After dinner and updates, Aiden and I began our speeches.  I turned to my husband and invited him to chime in with any thoughts.  He smiled, nodded his head up and down, but I knew he would probably not say a word. Twenty minutes later, speeches over, the floor opened up for questions.  Unexpectedly, one member directed a question to both my husband and I regarding our feelings about Aiden's transition.  I don't recall a word I said, because Tad's words became all that I remember.  In a voice which quivered with emotion he spoke his feelings, "I loved my daughter so much . . . . .but I love my son even more.  And I am so proud of my son."  My eyes filled with tears and my heart felt as if it would burst open with love. Aiden's father, reserved and ever so private, publicly shared his love and admiration for his son in front of twenty-five people he barely knew. In spite of the challenging times our family has faced, moments such as this have become a symbol of the extraordinary love that has defined our journey.

Tuesday, March 15, 2011

Food for the Soul. . . .

Hidden behind some tall hedges in Santa Barbara is a place I go to find gentleness, space to listen to the voices of my heart and breathe in peace.

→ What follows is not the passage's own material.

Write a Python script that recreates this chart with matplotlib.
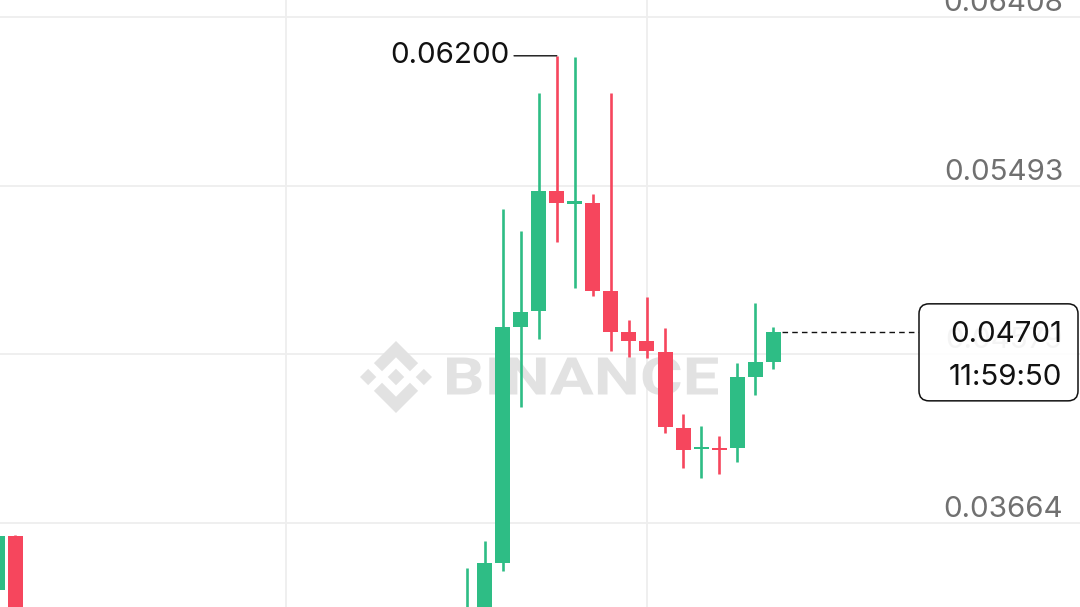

With my best friend, we languish over breakfast under a gazebo within this secret garden, sit by a crackling warm fireplace to keep warm and talk about our dreams.  This time serves not as a luxury for me, but necessary moments of tranquility that fill up my heart and spirit, so I can return to do the work I so passionately love with those that mean the most to me . .  . my family, my friends and the young people of the LGBT community.

What are you doing to take care of yourself, so that you can be the best spouse, parent, son/daughter, sister/brother, employee, friend or member of the community?  Simpson House is where I replenish my soul.  Where do you replenish yours?

Sunday, March 6, 2011




As a scared and uncertain mother when my oldest child first came out to me, I was assured at a PFLAG,(Parents, Family and Friends for Lesbians and Gays support group), event that this LGBT & Straight Ally Community I was entering would be there for me and my family.  Since that day that support has never left our side.  And now, once again this community came together to support us in Arcadia as we asked for love and acceptance for all families.
About 100 people stood as one to make a statement of support for the countless LGBT families and individuals not only in Arcadia, but in neighboring cities.  Chanting and singing filled the morning air.  Big and small rainbow flags fluttered in the wind.  And there were signs questioning the Arcadia Mayor and his decision.  But most of all there were handmade posters of love and acceptance raised up high for all to see.
My son’s courage inspires me each day to be courageous.  And what I saw in the early morning in the city I call my home, were other brave individuals standing up for love, speaking out for those who may not be able to speak yet, and showing those in the LGBT community that they do not have to walk this path alone.  I understood on a very deep level why the LGBT community has chosen the word PRIDE to represent their cause.  Yesterday my heart swelled with pride as from near and far, as LGBT individuals and straight allies we linked arms to ask Arcadia to accept who we are and love all families including our own.